- _Exercise details_
Transcribe the records below exactly, leaving out any pictures.
Start
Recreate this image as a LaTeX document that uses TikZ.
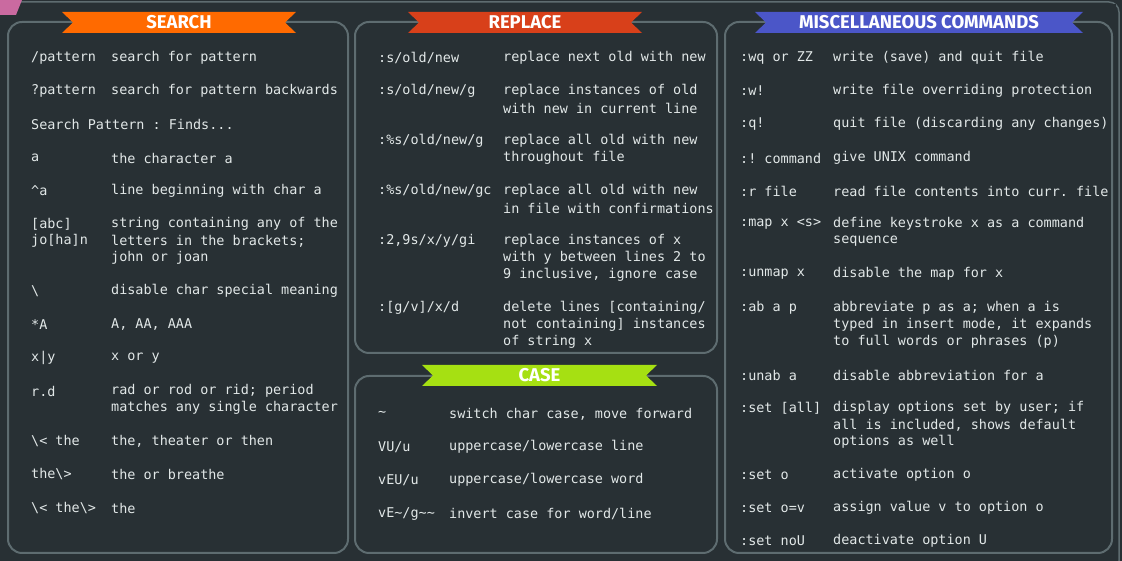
\documentclass[tikz,border=0pt]{standalone}
\usepackage{fontspec}
\setmonofont{DejaVu Sans Mono}
\newfontfamily\banfont{Fira Sans}
\definecolor{bg}{HTML}{283034}
\definecolor{frame}{HTML}{5E6C70}
\definecolor{txt}{HTML}{E2E8E8}
\definecolor{cor}{HTML}{FF6A00}
\definecolor{cred}{HTML}{D8401A}
\definecolor{cgr}{HTML}{A6E012}
\definecolor{cbl}{HTML}{4B56C8}
\tikzset{
 panel/.style={draw=frame,line width=2pt,rounded corners=14pt},
 ln/.style={anchor=west,inner sep=0pt,text=txt,font=\ttfamily\fontsize{13.45}{16}\selectfont},
 bantext/.style={text=white,font=\banfont\bfseries\fontsize{18.5}{20}\selectfont,inner sep=0pt}
}
\newcommand\R[4]{\node[ln] (#1) at (#2,561-#3) {#4};}
\newcommand\Ban[6]{% name x0 x1 ytop color text
 \fill[#5] (#2,561-#4) -- (#3,561-#4) -- (#3-11,561-#4-10.5) -- (#3,561-#4-21) -- (#2,561-#4-21) -- (#2+11,561-#4-10.5) -- cycle;
 \node[bantext] (#1) at ({(#2+#3)/2},561-#4-10.5) {#6};}
\begin{document}
\begin{tikzpicture}[x=1pt,y=1pt]
\useasboundingbox (0,0) rectangle (1122,561);
\fill[bg] (0,0) rectangle (1122,561);
\draw[frame,line width=1.5pt,rounded corners=10pt] (-10,-10) rectangle (1119,559);
\fill[bg] (0,0) rectangle (1116,557);
\fill[magenta!40!violet!70] (0,561) -- (22,561) -- (16,546) -- (0,546) -- cycle;
\draw[panel] (8,8) rectangle (348,539);
\draw[panel] (355,208) rectangle (717,539);
\draw[panel] (355,8) rectangle (717,185);
\draw[panel] (725,8) rectangle (1112,539);
\Ban{bs}{62}{296}{12}{cor}{SEARCH}
\Ban{br}{408}{642}{12}{cred}{REPLACE}
\Ban{bc}{422}{657}{365}{cgr}{CASE}
\Ban{bm}{755}{1083}{12}{cbl}{MISCELLANEOUS COMMANDS}
% search
\R{s1}{31}{58}{/pattern}\R{s1b}{111}{58}{search for pattern}
\R{s2}{31}{91}{?pattern}\R{s2b}{111}{91}{search for pattern backwards}
\R{s3}{31}{124}{Search Pattern : Finds...}
\R{s4}{31}{158}{a}\R{s4b}{111}{158}{the character a}
\R{s5}{31}{191}{\textasciicircum a}\R{s5b}{111}{191}{line beginning with char a}
\R{s6}{31}{224}{[abc]}\R{s6b}{111}{224}{string containing any of the}
\R{s6c}{31}{241}{jo[ha]n}\R{s6d}{111}{241}{letters in the brackets;}
\R{s6e}{111}{258}{john or joan}
\R{s7}{31}{291}{\textbackslash}\R{s7b}{111}{291}{disable char special meaning}
\R{s8}{31}{325}{*A}\R{s8b}{111}{325}{A, AA, AAA}
\R{s9}{31}{358}{x|y}\R{s9b}{111}{358}{x or y}
\R{s10}{31}{391}{r.d}\R{s10b}{111}{391}{rad or rod or rid; period}
\R{s10c}{111}{408}{matches any single character}
\R{s11}{31}{441}{\textbackslash< the}\R{s11b}{111}{441}{the, theater or then}
\R{s12}{31}{474}{the\textbackslash>}\R{s12b}{111}{474}{the or breathe}
\R{s13}{31}{508}{\textbackslash< the\textbackslash>}\R{s13b}{111}{508}{the}
% replace
\R{r1}{378}{58}{:s/old/new}\R{r1b}{503}{58}{replace next old with new}
\R{r2}{378}{91}{:s/old/new/g}\R{r2b}{503}{91}{replace instances of old}
\R{r2c}{503}{108}{with new in current line}
\R{r3}{378}{141}{:\%s/old/new/g}\R{r3b}{503}{141}{replace all old with new}
\R{r3c}{503}{158}{throughout file}
\R{r4}{378}{191}{:\%s/old/new/gc}\R{r4b}{503}{191}{replace all old with new}
\R{r4c}{503}{208}{in file with confirmations}
\R{r5}{378}{241}{:2,9s/x/y/gi}\R{r5b}{503}{241}{replace instances of x}
\R{r5c}{503}{258}{with y between lines 2 to}
\R{r5d}{503}{275}{9 inclusive, ignore case}
\R{r6}{378}{308}{:[g/v]/x/d}\R{r6b}{503}{308}{delete lines [containing/}
\R{r6c}{503}{325}{not containing] instances}
\R{r6d}{503}{342}{of string x}
% case
\R{c1}{378}{414}{\textasciitilde}\R{c1b}{449}{414}{switch char case, move forward}
\R{c2}{378}{447}{VU/u}\R{c2b}{449}{447}{uppercase/lowercase line}
\R{c3}{378}{480}{vEU/u}\R{c3b}{449}{480}{uppercase/lowercase word}
\R{c4}{378}{514}{vE\textasciitilde/g\textasciitilde\textasciitilde}\R{c4b}{449}{514}{invert case for word/line}
% misc
\R{m1}{740}{58}{:wq or ZZ}\R{m1b}{833}{58}{write (save) and quit file}
\R{m2}{740}{91}{:w!}\R{m2b}{833}{91}{write file overriding protection}
\R{m3}{740}{124}{:q!}\R{m3b}{833}{124}{quit file (discarding any changes)}
\R{m4}{740}{158}{:! command}\R{m4b}{833}{158}{give UNIX command}
\R{m5}{740}{191}{:r file}\R{m5b}{833}{191}{read file contents into curr. file}
\R{m6}{740}{224}{:map x <s>}\R{m6b}{833}{224}{define keystroke x as a command}
\R{m6c}{833}{241}{sequence}
\R{m7}{740}{274}{:unmap x}\R{m7b}{833}{274}{disable the map for x}
\R{m8}{740}{308}{:ab a p}\R{m8b}{833}{308}{abbreviate p as a; when a is}
\R{m8c}{833}{325}{typed in insert mode, it expands}
\R{m8d}{833}{342}{to full words or phrases (p)}
\R{m9}{740}{375}{:unab a}\R{m9b}{833}{375}{disable abbreviation for a}
\R{m10}{740}{408}{:set [all]}\R{m10b}{833}{408}{display options set by user; if}
\R{m10c}{833}{425}{all is included, shows default}
\R{m10d}{833}{442}{options as well}
\R{m11}{740}{475}{:set o}\R{m11b}{833}{475}{activate option o}
\R{m12}{740}{508}{:set o=v}\R{m12b}{833}{508}{assign value v to option o}
\R{m13}{740}{541}{:set noU}\R{m13b}{833}{541}{deactivate option U}
\end{tikzpicture}
\end{document}
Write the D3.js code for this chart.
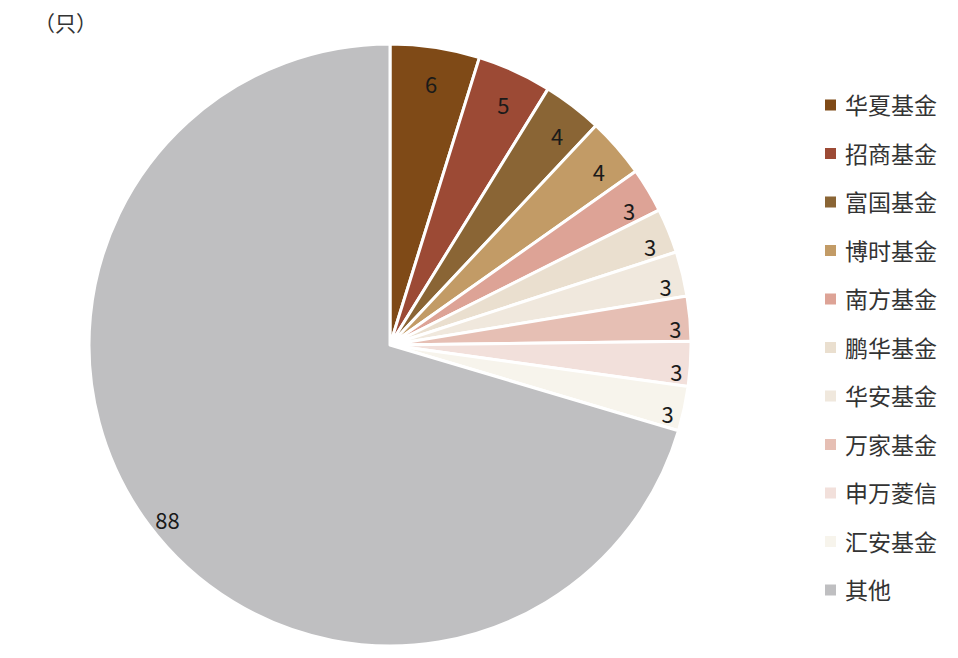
End
- _Solved exercise_
Recreate this image as a LaTeX document that uses TikZ.
\documentclass[tikz,border=0pt]{standalone}
\usepackage{fontspec}
\setmonofont{DejaVu Sans Mono}
\newfontfamily\banfont{Fira Sans}
\definecolor{bg}{HTML}{283034}
\definecolor{frame}{HTML}{5E6C70}
\definecolor{txt}{HTML}{E2E8E8}
\definecolor{cor}{HTML}{FF6A00}
\definecolor{cred}{HTML}{D8401A}
\definecolor{cgr}{HTML}{A6E012}
\definecolor{cbl}{HTML}{4B56C8}
\tikzset{
 panel/.style={draw=frame,line width=2pt,rounded corners=14pt},
 ln/.style={anchor=west,inner sep=0pt,text=txt,font=\ttfamily\fontsize{13.45}{16}\selectfont},
 bantext/.style={text=white,font=\banfont\bfseries\fontsize{18.5}{20}\selectfont,inner sep=0pt}
}
\newcommand\R[4]{\node[ln] (#1) at (#2,561-#3) {#4};}
\newcommand\Ban[6]{% name x0 x1 ytop color text
 \fill[#5] (#2,561-#4) -- (#3,561-#4) -- (#3-11,561-#4-10.5) -- (#3,561-#4-21) -- (#2,561-#4-21) -- (#2+11,561-#4-10.5) -- cycle;
 \node[bantext] (#1) at ({(#2+#3)/2},561-#4-10.5) {#6};}
\begin{document}
\begin{tikzpicture}[x=1pt,y=1pt]
\useasboundingbox (0,0) rectangle (1122,561);
\fill[bg] (0,0) rectangle (1122,561);
\draw[frame,line width=1.5pt,rounded corners=10pt] (-10,-10) rectangle (1119,559);
\fill[bg] (0,0) rectangle (1116,557);
\fill[magenta!40!violet!70] (0,561) -- (22,561) -- (16,546) -- (0,546) -- cycle;
\draw[panel] (8,8) rectangle (348,539);
\draw[panel] (355,208) rectangle (717,539);
\draw[panel] (355,8) rectangle (717,185);
\draw[panel] (725,8) rectangle (1112,539);
\Ban{bs}{62}{296}{12}{cor}{SEARCH}
\Ban{br}{408}{642}{12}{cred}{REPLACE}
\Ban{bc}{422}{657}{365}{cgr}{CASE}
\Ban{bm}{755}{1083}{12}{cbl}{MISCELLANEOUS COMMANDS}
% search
\R{s1}{31}{58}{/pattern}\R{s1b}{111}{58}{search for pattern}
\R{s2}{31}{91}{?pattern}\R{s2b}{111}{91}{search for pattern backwards}
\R{s3}{31}{124}{Search Pattern : Finds...}
\R{s4}{31}{158}{a}\R{s4b}{111}{158}{the character a}
\R{s5}{31}{191}{\textasciicircum a}\R{s5b}{111}{191}{line beginning with char a}
\R{s6}{31}{224}{[abc]}\R{s6b}{111}{224}{string containing any of the}
\R{s6c}{31}{241}{jo[ha]n}\R{s6d}{111}{241}{letters in the brackets;}
\R{s6e}{111}{258}{john or joan}
\R{s7}{31}{291}{\textbackslash}\R{s7b}{111}{291}{disable char special meaning}
\R{s8}{31}{325}{*A}\R{s8b}{111}{325}{A, AA, AAA}
\R{s9}{31}{358}{x|y}\R{s9b}{111}{358}{x or y}
\R{s10}{31}{391}{r.d}\R{s10b}{111}{391}{rad or rod or rid; period}
\R{s10c}{111}{408}{matches any single character}
\R{s11}{31}{441}{\textbackslash< the}\R{s11b}{111}{441}{the, theater or then}
\R{s12}{31}{474}{the\textbackslash>}\R{s12b}{111}{474}{the or breathe}
\R{s13}{31}{508}{\textbackslash< the\textbackslash>}\R{s13b}{111}{508}{the}
% replace
\R{r1}{378}{58}{:s/old/new}\R{r1b}{503}{58}{replace next old with new}
\R{r2}{378}{91}{:s/old/new/g}\R{r2b}{503}{91}{replace instances of old}
\R{r2c}{503}{108}{with new in current line}
\R{r3}{378}{141}{:\%s/old/new/g}\R{r3b}{503}{141}{replace all old with new}
\R{r3c}{503}{158}{throughout file}
\R{r4}{378}{191}{:\%s/old/new/gc}\R{r4b}{503}{191}{replace all old with new}
\R{r4c}{503}{208}{in file with confirmations}
\R{r5}{378}{241}{:2,9s/x/y/gi}\R{r5b}{503}{241}{replace instances of x}
\R{r5c}{503}{258}{with y between lines 2 to}
\R{r5d}{503}{275}{9 inclusive, ignore case}
\R{r6}{378}{308}{:[g/v]/x/d}\R{r6b}{503}{308}{delete lines [containing/}
\R{r6c}{503}{325}{not containing] instances}
\R{r6d}{503}{342}{of string x}
% case
\R{c1}{378}{414}{\textasciitilde}\R{c1b}{449}{414}{switch char case, move forward}
\R{c2}{378}{447}{VU/u}\R{c2b}{449}{447}{uppercase/lowercase line}
\R{c3}{378}{480}{vEU/u}\R{c3b}{449}{480}{uppercase/lowercase word}
\R{c4}{378}{514}{vE\textasciitilde/g\textasciitilde\textasciitilde}\R{c4b}{449}{514}{invert case for word/line}
% misc
\R{m1}{740}{58}{:wq or ZZ}\R{m1b}{833}{58}{write (save) and quit file}
\R{m2}{740}{91}{:w!}\R{m2b}{833}{91}{write file overriding protection}
\R{m3}{740}{124}{:q!}\R{m3b}{833}{124}{quit file (discarding any changes)}
\R{m4}{740}{158}{:! command}\R{m4b}{833}{158}{give UNIX command}
\R{m5}{740}{191}{:r file}\R{m5b}{833}{191}{read file contents into curr. file}
\R{m6}{740}{224}{:map x <s>}\R{m6b}{833}{224}{define keystroke x as a command}
\R{m6c}{833}{241}{sequence}
\R{m7}{740}{274}{:unmap x}\R{m7b}{833}{274}{disable the map for x}
\R{m8}{740}{308}{:ab a p}\R{m8b}{833}{308}{abbreviate p as a; when a is}
\R{m8c}{833}{325}{typed in insert mode, it expands}
\R{m8d}{833}{342}{to full words or phrases (p)}
\R{m9}{740}{375}{:unab a}\R{m9b}{833}{375}{disable abbreviation for a}
\R{m10}{740}{408}{:set [all]}\R{m10b}{833}{408}{display options set by user; if}
\R{m10c}{833}{425}{all is included, shows default}
\R{m10d}{833}{442}{options as well}
\R{m11}{740}{475}{:set o}\R{m11b}{833}{475}{activate option o}
\R{m12}{740}{508}{:set o=v}\R{m12b}{833}{508}{assign value v to option o}
\R{m13}{740}{541}{:set noU}\R{m13b}{833}{541}{deactivate option U}
\end{tikzpicture}
\end{document}
Write the D3.js code for this chart.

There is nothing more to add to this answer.